Agile as a full-featured religious dogma (2016)

Agile as a full-featured religious dogma (2016)

Agile is the new Object-orientation, the universal buzzword that colors everything, people, project, processes and products alike. It is what all software development organizations go for, claim to be, aim at, to be part of the trend, to be part of the tribe.

What Agile actually is remains vague, even more so than Object Orientation ever was, and that’s no simple feat. Calling it unspecific things like a movement does not help.

But this is just superfluous frilosité. After careful analysis of the facts, one can safely claim that Agile has all the attributes of established (or not so established) religions.

It starts with a founding event. In February 2001, the 17 Apostles (Ok, they were just software developers, but you get the – holy – spirit) met at the Snowbird resort in Utah and came up with a Manifesto, made of twelve principles. If you ask me, they should have named their thing Moses 2.0 to pay their respects to the history of divine truths given to mankind, but that may just be a sarcastic bias of mine.

The Manifesto has been given Biblical virtues. It is revered. It is repeated, chanted, sung in psalmody (Sarcasm again). It is printed on motivational posters, to be seen on the way to the coffee machine and back (Amazingly enough, no sarcasm here. Plain true).

And then, there is terminology. All dogmatic efforts, whether they are political, religious or organizational (think of Freudian or Lacanian psychoanalysis, for instance) introduce a jargon that embodies the cult. Words become ritual objects in their own right, and bigots pay their due by using them profusely. Sprints, Scrums, Architectural Epics, Kanban, Moscow, colocation, Burndown chart, the list is endless.

Agility also has its zealots, grouped in ever more nuanced sub-cults, accusing each other of not being pure enough, each claiming to better impersonate Agility, each fighting to be a more authentic Agile practitioner. Those who want to take the gospel to the next level can then be promoted from plain Agile zealot to Scrum Master after an obscure elicitation process (Terminology again: I write compilers for a living. Yet, I don’t call myself a compiler master, savior, warrior nor acrobat. Being a compiler engineer is enough of an ambition to satisfy my ego).

There are rites, things you do, just because. Like meeting standing up every morning. There are also ritual objects, like the task board, or card games to play Planning Poker.

I could keep on with this list for a while, but this is only folklore. One could criticize me for ranting about the excessive use of metaphors, and then publish a full paper based on a simile even if these similarities, when lined up, are pretty striking.
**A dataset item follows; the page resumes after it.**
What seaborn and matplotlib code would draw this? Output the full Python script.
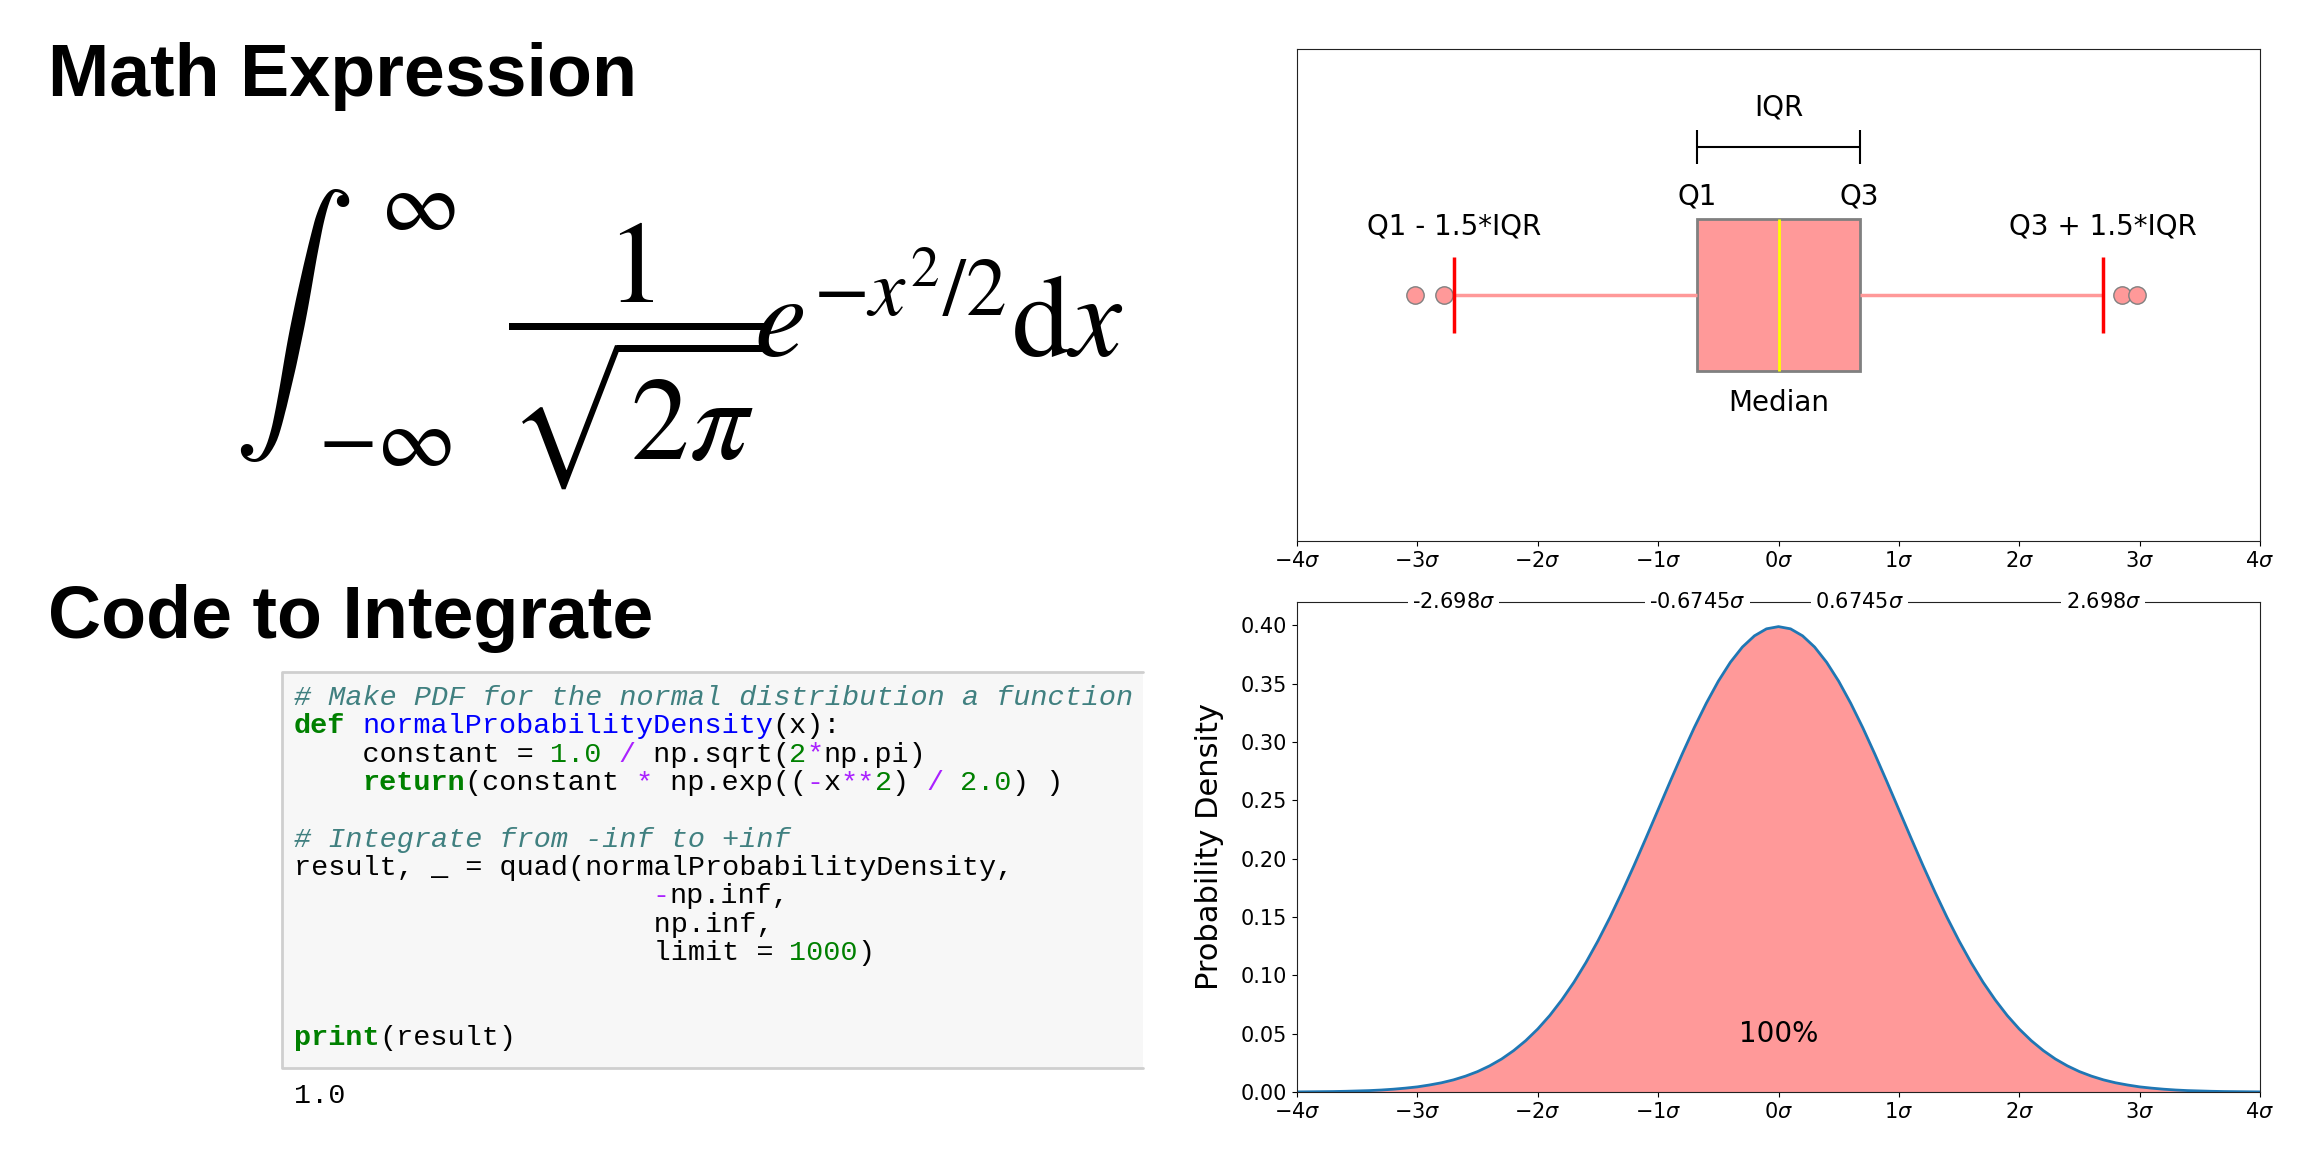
import numpy as np
import pandas as pd
import matplotlib.pyplot as plt
import seaborn as sns
from matplotlib.patches import Rectangle

# ---- values ----
sigma_ticks = [-4, -3, -2, -1, 0, 1, 2, 3, 4]
sigma_labels = ['−4$\\sigma$', '−3$\\sigma$', '−2$\\sigma$', '−1$\\sigma$', '0$\\sigma$',
                '1$\\sigma$', '2$\\sigma$', '3$\\sigma$', '4$\\sigma$']

# sample whose quartiles / whiskers / fliers match the box in the reference
box_values = [-3.02, -2.78, -2.6975, -0.6745, -0.5, -0.25, 0.0,
              0.25, 0.5, 0.6745, 2.6975, 2.85, 2.98]
quartiles = [-0.6745, 0.6745]
fences = [-2.698, 2.698]
fence_labels = ['Q1 - 1.5*IQR', 'Q3 + 1.5*IQR']
quartile_labels = ['Q1', 'Q3']

pdf_x = [-4.0, -3.9, -3.8, -3.7, -3.6, -3.5, -3.4, -3.3, -3.2, -3.1,
         -3.0, -2.9, -2.8, -2.7, -2.6, -2.5, -2.4, -2.3, -2.2, -2.1,
         -2.0, -1.9, -1.8, -1.7, -1.6, -1.5, -1.4, -1.3, -1.2, -1.1,
         -1.0, -0.9, -0.8, -0.7, -0.6, -0.5, -0.4, -0.3, -0.2, -0.1,
         0.0, 0.1, 0.2, 0.3, 0.4, 0.5, 0.6, 0.7, 0.8, 0.9,
         1.0, 1.1, 1.2, 1.3, 1.4, 1.5, 1.6, 1.7, 1.8, 1.9,
         2.0, 2.1, 2.2, 2.3, 2.4, 2.5, 2.6, 2.7, 2.8, 2.9,
         3.0, 3.1, 3.2, 3.3, 3.4, 3.5, 3.6, 3.7, 3.8, 3.9, 4.0]
pdf_y = [0.0001, 0.0002, 0.0003, 0.0004, 0.0006, 0.0009, 0.0012, 0.0017, 0.0024, 0.0033,
         0.0044, 0.0060, 0.0079, 0.0104, 0.0136, 0.0175, 0.0224, 0.0283, 0.0355, 0.0440,
         0.0540, 0.0656, 0.0790, 0.0940, 0.1109, 0.1295, 0.1497, 0.1714, 0.1942, 0.2179,
         0.2420, 0.2661, 0.2897, 0.3123, 0.3332, 0.3521, 0.3683, 0.3814, 0.3910, 0.3970,
         0.3989, 0.3970, 0.3910, 0.3814, 0.3683, 0.3521, 0.3332, 0.3123, 0.2897, 0.2661,
         0.2420, 0.2179, 0.1942, 0.1714, 0.1497, 0.1295, 0.1109, 0.0940, 0.0790, 0.0656,
         0.0540, 0.0440, 0.0355, 0.0283, 0.0224, 0.0175, 0.0136, 0.0104, 0.0079, 0.0060,
         0.0044, 0.0033, 0.0024, 0.0017, 0.0012, 0.0009, 0.0006, 0.0004, 0.0003, 0.0002, 0.0001]
density_ticks = [0.0, 0.05, 0.10, 0.15, 0.20, 0.25, 0.30, 0.35, 0.40]
top_marks = [-2.698, -0.6745, 0.6745, 2.698]
top_mark_labels = ['-2.698$\\sigma$', '-0.6745$\\sigma$', '0.6745$\\sigma$', '2.698$\\sigma$']

# notebook cell, split into highlighted tokens
code_lines = [
    [('# Make PDF for the normal distribution a function', 'comment')],
    [('def', 'kw'), (' ', 'txt'), ('normalProbabilityDensity', 'name'), ('(x):', 'txt')],
    [('    constant = ', 'txt'), ('1.0', 'num'), (' ', 'txt'), ('/', 'op'), (' np.sqrt(', 'txt'),
     ('2', 'num'), ('*', 'op'), ('np.pi)', 'txt')],
    [('    ', 'txt'), ('return', 'kw'), ('(constant ', 'txt'), ('*', 'op'), (' np.exp((', 'txt'),
     ('-', 'op'), ('x', 'txt'), ('**', 'op'), ('2', 'num'), (') ', 'txt'), ('/', 'op'),
     (' ', 'txt'), ('2.0', 'num'), (') )', 'txt')],
    [],
    [('# Integrate from -inf to +inf', 'comment')],
    [('result, _ = quad(normalProbabilityDensity,', 'txt')],
    [(' ' * 21, 'txt'), ('-', 'op'), ('np.inf,', 'txt')],
    [(' ' * 21 + 'np.inf,', 'txt')],
    [(' ' * 21 + 'limit = ', 'txt'), ('1000', 'num'), (')', 'txt')],
    [],
    [],
    [('print', 'kw'), ('(result)', 'txt')],
]
code_output = '1.0'
code_styles = {
    'comment': dict(color='#408080', style='italic'),
    'kw': dict(color='#008000', weight='bold'),
    'name': dict(color='#0000ff'),
    'num': dict(color='#008000'),
    'op': dict(color='#aa22ff'),
    'txt': dict(color='#000000'),
}

W, H = 2297, 1149
PINK = '#ff9999'

sns.set_style('ticks')
plt.rcParams['font.family'] = ['DejaVu Sans']
plt.rcParams.update({'text.color': 'black', 'axes.labelcolor': 'black',
                     'xtick.color': 'black', 'ytick.color': 'black',
                     'axes.edgecolor': '#222222'})

fig = plt.figure(figsize=(W / 100, H / 100), dpi=100)

# background axes in pixel coordinates for the left-hand panel
bg = fig.add_axes([0, 0, 1, 1])
bg.set_xlim(0, W)
bg.set_ylim(H, 0)
bg.axis('off')

bg.text(48, 96, 'Math Expression', fontsize=53, fontweight='bold',
        family='Liberation Sans', va='baseline')
bg.text(48, 638, 'Code to Integrate', fontsize=53, fontweight='bold',
        family='Liberation Sans', va='baseline')

# formula
bg.text(292, 325, r'$\int$', math_fontfamily='cm', fontsize=88, ha='center', va='center')
bg.text(418, 206, r'$\infty$', math_fontfamily='stix', fontsize=62, ha='center', va='center')
bg.text(385, 442, r'$-\infty$', math_fontfamily='stix', fontsize=62, ha='center', va='center')
bg.text(508, 356, r'$\dfrac{1}{\sqrt{2\pi}}$', math_fontfamily='stix',
        fontsize=84, ha='left', va='center')
bg.text(754, 357, r'$e^{-x^2/2}\mathrm{d}x$', math_fontfamily='stix',
        fontsize=84, ha='left', va='baseline')

# code cell
bg.add_patch(Rectangle((282, 672), 1143 - 282, 1068 - 672, facecolor='#f7f7f7',
                       edgecolor='none', zorder=1))
bg.plot([1143, 282, 282, 1143], [672, 672, 1068, 1068], color='#cfcfcf', lw=2, zorder=2)

code_fs = 20.5
char_w = 0.6 * code_fs * 100 / 72
x0, y0, line_h = 294, 705, 28.33
for i, tokens in enumerate(code_lines):
    col = 0
    for tok, kind in tokens:
        bg.text(x0 + col * char_w, y0 + i * line_h, tok, family='Liberation Mono',
                fontsize=code_fs, va='baseline', zorder=3, **code_styles[kind])
        col += len(tok)
bg.text(x0, 1103, code_output, family='Liberation Mono', fontsize=code_fs, va='baseline')

# ---- box plot ----
ax_box = fig.add_axes([1297 / W, 1 - 541 / H, (2260 - 1297) / W, (541 - 49) / H])
sns.boxplot(x=box_values, ax=ax_box, width=0.8, color=PINK, saturation=1,
            linecolor='#808080', linewidth=2, fliersize=12, showcaps=False,
            whiskerprops=dict(color=PINK, linewidth=2.5),
            medianprops=dict(color='#ffff00', linewidth=2),
            flierprops=dict(marker='o', markerfacecolor=PINK, markeredgecolor='#808080',
                            markersize=12.5))
ax_box.vlines(fences, -0.2, 0.2, color='red', lw=2.5, zorder=5)
ax_box.hlines(-0.78, quartiles[0], quartiles[1], color='black', lw=1.5)
ax_box.vlines(quartiles, -0.87, -0.69, color='black', lw=1.5)
ax_box.text(0, -0.99, 'IQR', fontsize=20, ha='center', va='center')
for q, lab in zip(quartiles, quartile_labels):
    ax_box.text(q, -0.52, lab, fontsize=20, ha='center', va='center')
for f, lab in zip(fences, fence_labels):
    ax_box.text(f, -0.36, lab, fontsize=20, ha='center', va='center')
ax_box.text(0, 0.57, 'Median', fontsize=20, ha='center', va='center')
ax_box.set_xlim(-4, 4)
ax_box.set_ylim(1.3, -1.3)
ax_box.set_yticks([])
ax_box.set_xticks(sigma_ticks)
ax_box.set_xticklabels(sigma_labels)
ax_box.tick_params(axis='x', labelsize=15)

# ---- density curve ----
ax_pdf = fig.add_axes([1297 / W, 1 - 1092 / H, (2260 - 1297) / W, (1092 - 602) / H])
pdf = pd.DataFrame({'x': pdf_x, 'y': pdf_y})
ax_pdf.fill_between(pdf['x'], pdf['y'], color=PINK, lw=0)
sns.lineplot(data=pdf, x='x', y='y', ax=ax_pdf, color='#1f77b4', lw=2)
ax_pdf.text(0, 0.05, '100%', fontsize=20, ha='center', va='center')
for m, lab in zip(top_marks, top_mark_labels):
    ax_pdf.text(m, 1.0, lab, transform=ax_pdf.get_xaxis_transform(), fontsize=15,
                ha='center', va='center', clip_on=False, zorder=10,
                bbox=dict(facecolor='white', edgecolor='none', pad=3))
ax_pdf.set_xlim(-4, 4)
ax_pdf.set_ylim(0, 0.42)
ax_pdf.set_xticks(sigma_ticks)
ax_pdf.set_xticklabels(sigma_labels)
ax_pdf.set_yticks(density_ticks)
ax_pdf.set_yticklabels([f'{v:.2f}' for v in density_ticks])
ax_pdf.tick_params(labelsize=15)
ax_pdf.set_xlabel('')
ax_pdf.set_ylabel('Probability Density', fontsize=22, labelpad=12)

fig.savefig('out.png', dpi=100)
Much more annoying than folklore is the unquestionable, almost religious, respect the Agile word now commands. Agility has become infallible in the most papal sense.

Whenever an Agile project fails, it is always blamed on not applying it well, or not enough. Agile as such can epistemologically no longer be questioned, since it (supposedly) works for the believers. Those for whom it fails have no one to blame but their faithless selves. In this way, the Agile world does not meet the most elementary level of Karl Popper’s falsifiability criterion for true science: there must be a way of proving it wrong, and all attempts at doing so must have failed. By design, the Agile gibberish deflects and invalidates any attempt at demonstrating how it can be anything but the sole adequate solution for software development projects.

This is not science or technology. It is dogma.

PS: As a perfect (and admittedly extreme) example of this trend of everything turning Agile, believe it or not, there is now such a thing as Agile Christianity.  The Agile world moves in mysterious ways indeed.

PPS: I am not alone when observing the increasingly dogmatic approach to Agile. There is an excellent blog entry by Franco Martinig that makes a very similar point, and another, even more colorful contribution by Sebastian Gebski.